Members of Parliament on the committee of trade want government to suspend its planned visit to South Sudan to discuss matters of delayed payments of Ugandan traders.
The suspension of the trip is to allow Parliament crosscheck with the old list of companies to be paid that was verified and approved by members of the 9th Parliament.
This follows a report from a team from the ministry of trade led by minister of state for industry, Michael Werikhe while appearing before the committee.
He told MPs that a team will be led by trade minister Amelia Kyambadde, foreign affairs and other technical staff. Uganda earns close to $700m annually from trade with South Sudan.
The suggestion to suspend the travel set was raised by Gordon Bafaki, MP for Kazo County in Kiruhura.
"How can you have a team of only senior government officials going to discuss a matter affecting parties who are not represented? How are we sure they are going to discuss the interest of traders, let them first sort those already known here first," said Bafaki.
He was backed by Dokolo South County MP, Felix Okot Ogong. He said two years ago a list of companies that were demanding for payments from South Sudan was verified and they were demanding for $50million.

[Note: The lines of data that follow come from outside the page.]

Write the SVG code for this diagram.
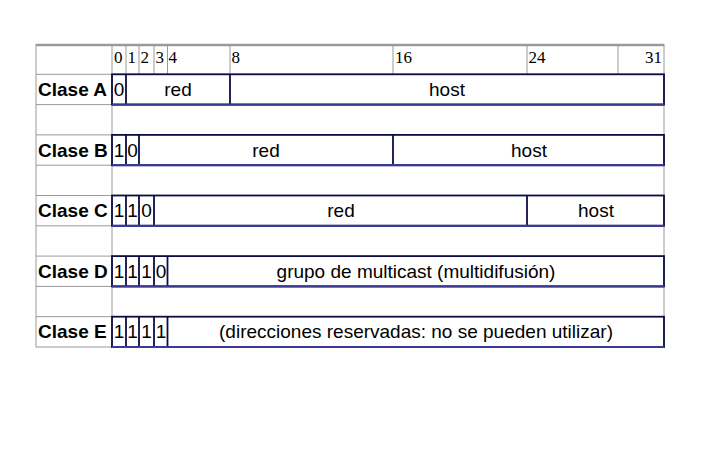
<svg xmlns="http://www.w3.org/2000/svg" width="720" height="450" viewBox="0 0 720 450">
<style>
.g{stroke:#9a9a9a;stroke-width:1;fill:none}
.f{stroke:#0c0c44;stroke-width:1.8;fill:none}
.b{stroke:#3a3a94;stroke-width:2.2}
.lbl{font-family:"Liberation Sans",Arial,sans-serif;font-weight:bold;font-size:19px;fill:#000}
.t{font-family:"Liberation Sans",Arial,sans-serif;font-size:19px;fill:#000;text-anchor:middle}
.n{font-family:"Liberation Serif","Times New Roman",serif;font-size:17px;fill:#000}
</style>
<rect width="720" height="450" fill="#fff"/>
<g id="table-grid">
<rect class="g" x="36" y="44.5" width="628" height="302.5"/>
<line x1="36" y1="45" x2="664" y2="45" stroke="#9a9a9a" stroke-width="2.5"/>
<line class="g" x1="112" y1="44" x2="112" y2="347"/>
<line class="g" x1="36" y1="74.3" x2="664" y2="74.3"/>
<line class="g" x1="36" y1="104.6" x2="112" y2="104.6"/>
<line class="g" x1="36" y1="134.9" x2="112" y2="134.9"/>
<line class="g" x1="36" y1="165.2" x2="112" y2="165.2"/>
<line class="g" x1="36" y1="195.5" x2="112" y2="195.5"/>
<line class="g" x1="36" y1="225.8" x2="112" y2="225.8"/>
<line class="g" x1="36" y1="256.1" x2="112" y2="256.1"/>
<line class="g" x1="36" y1="286.4" x2="112" y2="286.4"/>
<line class="g" x1="36" y1="316.7" x2="112" y2="316.7"/>
</g>
<g id="header">
<line class="g" x1="126" y1="44" x2="126" y2="74"/>
<line class="g" x1="139" y1="44" x2="139" y2="74"/>
<line class="g" x1="154" y1="44" x2="154" y2="74"/>
<line class="g" x1="167.5" y1="44" x2="167.5" y2="74"/>
<line class="g" x1="230" y1="44" x2="230" y2="74"/>
<line class="g" x1="393" y1="44" x2="393" y2="74"/>
<line class="g" x1="527" y1="44" x2="527" y2="74"/>
<line class="g" x1="618" y1="44" x2="618" y2="74"/>
<text class="n" x="114" y="63">0</text>
<text class="n" x="127.5" y="63">1</text>
<text class="n" x="140.5" y="63">2</text>
<text class="n" x="155.5" y="63">3</text>
<text class="n" x="168.5" y="63">4</text>
<text class="n" x="231.5" y="63">8</text>
<text class="n" x="395" y="63">16</text>
<text class="n" x="528.5" y="63">24</text>
<text class="n" x="662" y="63" text-anchor="end">31</text>
</g>
<g id="clase-a">
<text class="lbl" x="38" y="96">Clase A</text>
<rect class="f" x="112" y="74.3" width="552" height="30.3"/>
<line class="f" x1="126" y1="74.3" x2="126" y2="104.6"/>
<line class="f" x1="230" y1="74.3" x2="230" y2="104.6" stroke-width="2.6"/>
<line class="b" x1="112" y1="104.6" x2="664" y2="104.6"/>
<text class="t" x="119" y="96">0</text>
<text class="t" x="178" y="96">red</text>
<text class="t" x="447" y="96">host</text>
</g>
<g id="clase-b">
<text class="lbl" x="38" y="157">Clase B</text>
<rect class="f" x="112" y="134.9" width="552" height="30.3"/>
<line class="f" x1="126" y1="134.9" x2="126" y2="165.2"/>
<line class="f" x1="139" y1="134.9" x2="139" y2="165.2"/>
<line class="f" x1="393" y1="134.9" x2="393" y2="165.2"/>
<line class="b" x1="112" y1="165.2" x2="664" y2="165.2"/>
<text class="t" x="119" y="157">1</text>
<text class="t" x="132.5" y="157">0</text>
<text class="t" x="266" y="157">red</text>
<text class="t" x="529" y="157">host</text>
</g>
<g id="clase-c">
<text class="lbl" x="38" y="217">Clase C</text>
<rect class="f" x="112" y="195.5" width="552" height="30.3"/>
<line class="f" x1="126" y1="195.5" x2="126" y2="225.8"/>
<line class="f" x1="139" y1="195.5" x2="139" y2="225.8"/>
<line class="f" x1="154" y1="195.5" x2="154" y2="225.8"/>
<line class="f" x1="527" y1="195.5" x2="527" y2="225.8"/>
<line class="b" x1="112" y1="225.8" x2="664" y2="225.8"/>
<text class="t" x="119" y="217">1</text>
<text class="t" x="132.5" y="217">1</text>
<text class="t" x="146.5" y="217">0</text>
<text class="t" x="341" y="217">red</text>
<text class="t" x="596" y="217">host</text>
</g>
<g id="clase-d">
<text class="lbl" x="38" y="278">Clase D</text>
<rect class="f" x="112" y="256.1" width="552" height="30.3"/>
<line class="f" x1="126" y1="256.1" x2="126" y2="286.4"/>
<line class="f" x1="139" y1="256.1" x2="139" y2="286.4"/>
<line class="f" x1="154" y1="256.1" x2="154" y2="286.4"/>
<line class="f" x1="167.5" y1="256.1" x2="167.5" y2="286.4"/>
<line class="b" x1="112" y1="286.4" x2="664" y2="286.4"/>
<text class="t" x="119" y="278">1</text>
<text class="t" x="132.5" y="278">1</text>
<text class="t" x="146.5" y="278">1</text>
<text class="t" x="161" y="278">0</text>
<text class="t" x="416" y="278">grupo de multicast (multidifusión)</text>
</g>
<g id="clase-e">
<text class="lbl" x="38" y="338">Clase E</text>
<rect class="f" x="112" y="316.7" width="552" height="30.3"/>
<line class="f" x1="126" y1="316.7" x2="126" y2="347"/>
<line class="f" x1="139" y1="316.7" x2="139" y2="347"/>
<line class="f" x1="154" y1="316.7" x2="154" y2="347"/>
<line class="f" x1="167.5" y1="316.7" x2="167.5" y2="347"/>
<line class="b" x1="112" y1="347" x2="664" y2="347"/>
<text class="t" x="119" y="338">1</text>
<text class="t" x="132.5" y="338">1</text>
<text class="t" x="146.5" y="338">1</text>
<text class="t" x="161" y="338">1</text>
<text class="t" x="416" y="338">(direcciones reservadas: no se pueden utilizar)</text>
</g>
</svg>
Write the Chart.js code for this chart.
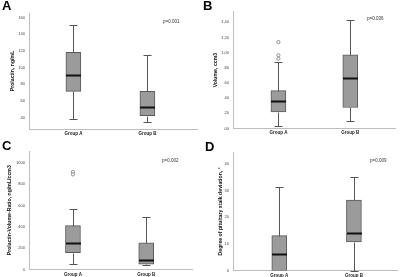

"And now you are still saying that you want to go and verify, what do you want to verify that the minister is not aware of? Produce the list we verified and first clear that one," said Ogong.
He added that the matter was brought before the 9th Parliament and that partial payment has already been made to some companies.
"We don't want to keep dragging this economy backwards because of a few selfish companies who I’m told the team is going to negotiate for. What about the small ones? Who will negotiate for them? ," Okot wondered.
Kibanda North County MP, Jack Odur added that they cannot let the team to travel to South Sudan to negotiate for few companies and yet even smaller traders too need their payments.
Burahya County MP Margret Muhanga asked the ministry to speed up payments of those already verified like Chris Kaijuka of Afgrikai who is demanding for $80m from the South Sudan government but is about to lose property to financial institutions.
He was backed by Fort Portal Municipality MP, Alex Ruhunda who said even when payments are being effected these should be tagged with conditions.
"Bailed out companies should be directed to invest in Uganda and not any other country so that the country can benefit from government’s efforts. There is a danger of payment and then these decide to go on a spending spree," Ruhunda said.
However the permanent secretary in the ministry Julius Onen explained that the visit is aimed at getting the South Sudan government to make a commitment in writing and the time frame of the payment process.
He explained that the arbitration committee was set up in which the two countries were to present a list of companies in need of payments and share notes but this wasn't respected by South Sudan.
Onen said those demanding were grouped into four categories. The first group supplied government institutions; the second to local government.
The third was between individuals under a private arrangement, the other category was those who lost property due mischief in South Sudan and those were injured and have Police records.
"So the new arrangement is for us to get a new commitment in writing that they will pay traders that is why the team has to go there physically because the two committees have never met," explained Onen.